Maintaining that trust, and building on it, should be on the minds of lawmakers entrusted with decisions about the structure of the federal judiciary. Debates about the number of justices on the Supreme Court — which generally follow some decision or set of decisions that raise the ire of a political party — might give us the wrong impression about the questions involved in determining the size and shape of the third branch as a whole. They may offer outlets for frustration, but they have almost never translated into changes in the size of the nation's highest court. The most recent example occurred last year, after Democrats' heated criticism of a Supreme Court they viewed as unfairly dominated by conservatives prompted President Joe Biden to assemble a commission to examine the possibility of adding seats to the Court, among other potential adjustments to the justices' selection and tenure. When the commission issued its final report in December 2021, the panel declined to take a position on the matter of Court expansion, and the president seems inclined to drop the matter.

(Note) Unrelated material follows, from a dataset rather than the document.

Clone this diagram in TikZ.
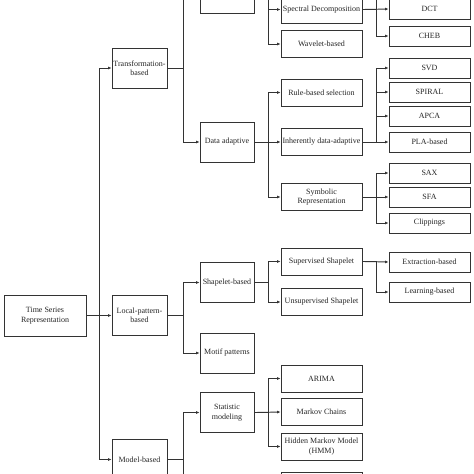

But the Supreme Court is not the only federal court, of course. And changes to the other federal courts are a far more common occurrence. For that reason, debates concerning their size and composition often prove far more meaningful.

Several recent proposals have floated the idea of expanding the number of federal judgeships at the district and appellate levels. In March 2021, the Judicial Conference of the United States — the national policymaking body for the federal courts — recommended adding 79 new positions to the federal court system, in addition to making nine temporary judicial positions permanent. This would increase authorized circuit- and district-court judgeships by a total of 88 members — 10% of the current total. Democratic members of Congress have also introduced legislation to add 203 new federal judgeships and convert temporary seats to permanent ones in nine districts, which would increase the number of authorized district-court judges by almost one-third.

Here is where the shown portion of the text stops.